What the exercise asks — Output solely the number of lines containing the string "this".

╭─ Available records

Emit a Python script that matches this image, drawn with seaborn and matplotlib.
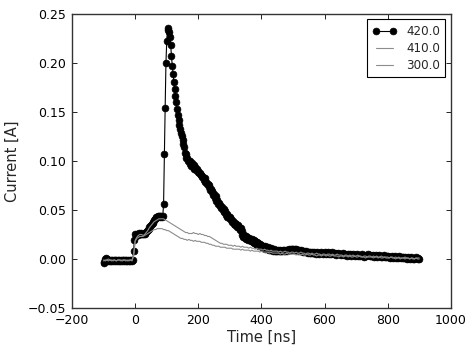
import numpy as np
import pandas as pd
import matplotlib
matplotlib.use("Agg")
import matplotlib.pyplot as plt
import seaborn as sns

# Sampling grids [ns]
time_fine = np.arange(-100, 900.1, 2.5)    # 420.0 trace
time_coarse = np.arange(-100, 900.1, 5.0)  # 410.0 and 300.0 traces

# Current [A], 420.0 (rows of 20 samples = 50 ns, first row starts at -100 ns)
current_420 = [
    -0.004, -0.003, 0.000, 0.001, 0.000, -0.001, -0.002, -0.001, -0.002, -0.001,
    -0.002, -0.001, -0.002, -0.001, -0.001, -0.002, -0.001, -0.002, -0.001, -0.002,
    -0.001, -0.002, -0.001, -0.002, -0.001, -0.001, -0.002, -0.001, -0.002, -0.001,
    -0.002, -0.001, -0.002, -0.001, -0.002, -0.001, -0.002, -0.001, 0.008, 0.019,
    0.025, 0.023, 0.025, 0.024, 0.026, 0.027, 0.026, 0.027, 0.026, 0.025,
    0.026, 0.025, 0.026, 0.027, 0.028, 0.029, 0.030, 0.031, 0.033, 0.034,
    0.035, 0.036, 0.037, 0.038, 0.040, 0.041, 0.042, 0.043, 0.043, 0.044,
    0.044, 0.043, 0.044, 0.044, 0.043, 0.044, 0.056, 0.107, 0.154, 0.200,
    0.222, 0.234, 0.236, 0.232, 0.226, 0.218, 0.207, 0.197, 0.189, 0.181,
    0.173, 0.166, 0.160, 0.153, 0.147, 0.142, 0.137, 0.133, 0.129, 0.125,
    0.121, 0.117, 0.114, 0.108, 0.107, 0.103, 0.103, 0.100, 0.100, 0.097,
    0.100, 0.095, 0.098, 0.094, 0.096, 0.092, 0.094, 0.091, 0.092, 0.089,
    0.090, 0.088, 0.088, 0.086, 0.086, 0.084, 0.084, 0.081, 0.083, 0.079,
    0.079, 0.076, 0.077, 0.073, 0.075, 0.070, 0.071, 0.068, 0.069, 0.065,
    0.066, 0.062, 0.064, 0.059, 0.060, 0.056, 0.057, 0.054, 0.055, 0.052,
    0.053, 0.050, 0.051, 0.048, 0.049, 0.045, 0.046, 0.043, 0.044, 0.042,
    0.043, 0.040, 0.041, 0.038, 0.039, 0.036, 0.037, 0.035, 0.036, 0.033,
    0.035, 0.032, 0.033, 0.030, 0.032, 0.029, 0.024, 0.022, 0.024, 0.021,
    0.023, 0.020, 0.022, 0.019, 0.021, 0.019, 0.020, 0.018, 0.020, 0.017,
    0.019, 0.016, 0.018, 0.015, 0.017, 0.014, 0.016, 0.013, 0.015, 0.013,
    0.014, 0.012, 0.013, 0.011, 0.013, 0.010, 0.012, 0.010, 0.012, 0.009,
    0.011, 0.009, 0.011, 0.009, 0.010, 0.008, 0.010, 0.008, 0.009, 0.008,
    0.008, 0.009, 0.008, 0.008, 0.009, 0.008, 0.008, 0.009, 0.008, 0.009,
    0.008, 0.009, 0.009, 0.008, 0.009, 0.010, 0.009, 0.010, 0.009, 0.010,
    0.010, 0.009, 0.010, 0.009, 0.010, 0.009, 0.009, 0.008, 0.009, 0.008,
    0.009, 0.008, 0.008, 0.007, 0.008, 0.007, 0.008, 0.007, 0.007, 0.006,
    0.007, 0.006, 0.007, 0.006, 0.007, 0.006, 0.006, 0.007, 0.006, 0.005,
    0.006, 0.007, 0.006, 0.005, 0.006, 0.007, 0.006, 0.006, 0.005, 0.006,
    0.007, 0.006, 0.005, 0.006, 0.007, 0.006, 0.005, 0.006, 0.005, 0.006,
    0.007, 0.006, 0.005, 0.006, 0.005, 0.004, 0.005, 0.006, 0.005, 0.005,
    0.005, 0.004, 0.005, 0.006, 0.005, 0.004, 0.005, 0.004, 0.003, 0.004,
    0.005, 0.004, 0.005, 0.004, 0.003, 0.004, 0.005, 0.004, 0.004, 0.003,
    0.004, 0.005, 0.004, 0.003, 0.004, 0.003, 0.004, 0.005, 0.004, 0.003,
    0.002, 0.003, 0.004, 0.003, 0.004, 0.005, 0.004, 0.003, 0.004, 0.003,
    0.003, 0.004, 0.003, 0.002, 0.003, 0.004, 0.003, 0.002, 0.003, 0.004,
    0.003, 0.002, 0.003, 0.002, 0.003, 0.004, 0.003, 0.002, 0.002, 0.003,
    0.002, 0.003, 0.002, 0.001, 0.002, 0.003, 0.002, 0.001, 0.002, 0.003,
    0.002, 0.001, 0.002, 0.001, 0.002, 0.003, 0.002, 0.001, 0.002, 0.001,
    0.002, 0.001, 0.002, 0.001, 0.000, 0.001, 0.002, 0.001, 0.000, 0.001,
    0.002, 0.001, 0.000, 0.001, 0.000, 0.001, 0.002, 0.001, 0.000, 0.001,
    0.000,
]

# Current [A], 410.0 (rows of 10 samples = 50 ns)
current_410 = [
    -0.001, -0.002, -0.001, 0.000, -0.001, -0.002, -0.001, -0.001, -0.002, -0.001,
    -0.001, -0.002, -0.001, -0.001, -0.002, -0.001, -0.002, -0.001, -0.001, 0.004,
    0.019, 0.022, 0.024, 0.025, 0.025, 0.024, 0.025, 0.027, 0.029, 0.032,
    0.034, 0.036, 0.038, 0.039, 0.040, 0.041, 0.041, 0.041, 0.041, 0.040,
    0.039, 0.038, 0.037, 0.036, 0.035, 0.034, 0.033, 0.032, 0.031, 0.030,
    0.029, 0.028, 0.027, 0.027, 0.026, 0.026, 0.026, 0.027, 0.026, 0.026,
    0.025, 0.026, 0.025, 0.025, 0.024, 0.024, 0.023, 0.023, 0.022, 0.021,
    0.020, 0.019, 0.018, 0.017, 0.016, 0.016, 0.015, 0.015, 0.015, 0.014,
    0.014, 0.014, 0.013, 0.014, 0.013, 0.013, 0.013, 0.012, 0.013, 0.012,
    0.012, 0.012, 0.011, 0.012, 0.011, 0.011, 0.010, 0.011, 0.010, 0.010,
    0.010, 0.009, 0.010, 0.009, 0.009, 0.008, 0.009, 0.008, 0.008, 0.008,
    0.008, 0.007, 0.008, 0.007, 0.007, 0.008, 0.007, 0.007, 0.006, 0.007,
    0.007, 0.006, 0.007, 0.006, 0.006, 0.007, 0.006, 0.006, 0.005, 0.006,
    0.006, 0.005, 0.006, 0.005, 0.005, 0.006, 0.005, 0.005, 0.004, 0.005,
    0.005, 0.004, 0.005, 0.005, 0.004, 0.005, 0.004, 0.004, 0.005, 0.004,
    0.004, 0.004, 0.003, 0.004, 0.004, 0.003, 0.004, 0.003, 0.004, 0.003,
    0.003, 0.004, 0.003, 0.003, 0.002, 0.003, 0.003, 0.002, 0.003, 0.003,
    0.002, 0.003, 0.002, 0.003, 0.002, 0.002, 0.003, 0.002, 0.002, 0.002,
    0.002, 0.001, 0.002, 0.002, 0.001, 0.002, 0.001, 0.002, 0.001, 0.001,
    0.001, 0.002, 0.001, 0.001, 0.000, 0.001, 0.001, 0.000, 0.001, 0.001,
    0.001,
]

# Current [A], 300.0 (rows of 10 samples = 50 ns)
current_300 = [
    -0.002, -0.001, -0.001, -0.002, -0.001, -0.001, -0.002, -0.001, -0.002, -0.001,
    -0.001, -0.001, -0.002, -0.001, -0.001, -0.002, -0.001, -0.001, -0.002, 0.003,
    0.018, 0.021, 0.022, 0.023, 0.023, 0.023, 0.024, 0.025, 0.026, 0.027,
    0.028, 0.029, 0.030, 0.030, 0.031, 0.031, 0.031, 0.031, 0.030, 0.030,
    0.029, 0.029, 0.028, 0.027, 0.026, 0.025, 0.024, 0.023, 0.022, 0.021,
    0.021, 0.020, 0.020, 0.019, 0.020, 0.019, 0.019, 0.018, 0.019, 0.018,
    0.018, 0.018, 0.017, 0.017, 0.017, 0.016, 0.016, 0.015, 0.015, 0.014,
    0.014, 0.013, 0.013, 0.013, 0.012, 0.012, 0.012, 0.012, 0.011, 0.011,
    0.011, 0.011, 0.010, 0.010, 0.010, 0.010, 0.010, 0.009, 0.010, 0.009,
    0.009, 0.009, 0.009, 0.008, 0.009, 0.008, 0.008, 0.008, 0.008, 0.007,
    0.008, 0.007, 0.007, 0.007, 0.007, 0.006, 0.007, 0.006, 0.006, 0.006,
    0.006, 0.006, 0.005, 0.006, 0.005, 0.005, 0.006, 0.005, 0.005, 0.005,
    0.005, 0.005, 0.004, 0.005, 0.005, 0.004, 0.005, 0.004, 0.004, 0.005,
    0.004, 0.004, 0.005, 0.004, 0.004, 0.003, 0.004, 0.004, 0.003, 0.004,
    0.004, 0.003, 0.004, 0.003, 0.003, 0.004, 0.003, 0.003, 0.003, 0.002,
    0.003, 0.003, 0.002, 0.003, 0.003, 0.002, 0.003, 0.002, 0.002, 0.003,
    0.002, 0.002, 0.003, 0.002, 0.002, 0.002, 0.001, 0.002, 0.002, 0.002,
    0.002, 0.001, 0.002, 0.002, 0.001, 0.002, 0.001, 0.001, 0.002, 0.001,
    0.001, 0.001, 0.002, 0.001, 0.001, 0.000, 0.001, 0.001, 0.000, 0.001,
    0.001, 0.000, 0.001, 0.001, 0.000, 0.001, 0.000, 0.000, 0.001, 0.000,
    0.000,
]

series_labels = ["420.0", "410.0", "300.0"]
x_ticks = [-200, 0, 200, 400, 600, 800, 1000]
y_ticks = [-0.05, 0.00, 0.05, 0.10, 0.15, 0.20, 0.25]

sns.set_style("ticks")
plt.rcParams["font.family"] = ["DejaVu Sans"]

fig = plt.figure(figsize=(4.74, 3.49), dpi=100)
ax = fig.add_axes([0.152, 0.1175, 0.799, 0.8425])

df420 = pd.DataFrame({"t": time_fine, "i": current_420})
df410 = pd.DataFrame({"t": time_coarse, "i": current_410})
df300 = pd.DataFrame({"t": time_coarse, "i": current_300})

sns.lineplot(data=df420, x="t", y="i", ax=ax, estimator=None, sort=False,
             color="black", linewidth=0.8, marker="o", markersize=4.9,
             markeredgecolor="black", markeredgewidth=0.5, label=series_labels[0])
sns.lineplot(data=df410, x="t", y="i", ax=ax, estimator=None, sort=False,
             color="#8c8c8c", linewidth=0.8, label=series_labels[1])
sns.lineplot(data=df300, x="t", y="i", ax=ax, estimator=None, sort=False,
             color="#8c8c8c", linewidth=0.8, label=series_labels[2])

ax.set_xlim(-200, 1000)
ax.set_ylim(-0.05, 0.25)
ax.set_xticks(x_ticks)
ax.set_yticks(y_ticks)
ax.set_yticklabels([f"{v:.2f}".replace("-", "\u2212") for v in y_ticks])
ax.set_xticklabels([str(v).replace("-", "\u2212") for v in x_ticks])

ax.tick_params(direction="in", top=True, right=True, length=3.5, width=0.6,
               colors="black", labelsize=9, pad=4)
for s in ax.spines.values():
    s.set_color("#333333")
    s.set_linewidth(1.0)

ax.set_xlabel("Time [ns]", fontsize=10.5, labelpad=2)
ax.set_ylabel("Current [A]", fontsize=10.5, labelpad=6)

leg = ax.legend(loc="upper right", numpoints=2, frameon=True, fancybox=False,
                framealpha=1, edgecolor="black", fontsize=8.6, borderaxespad=0.45,
                handlelength=2.0, labelspacing=0.35, borderpad=0.45)
leg.get_frame().set_linewidth(0.8)

fig.savefig("out.png", dpi=100)
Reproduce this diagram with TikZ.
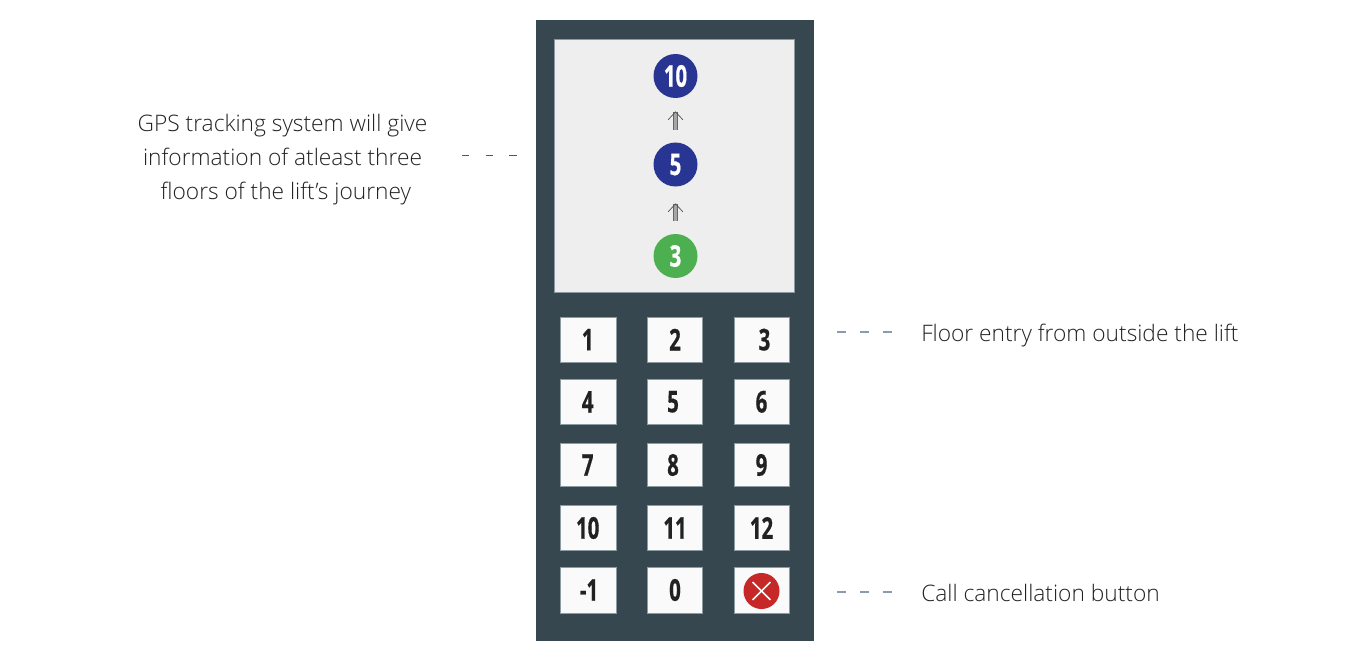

╰─

Task answer — 2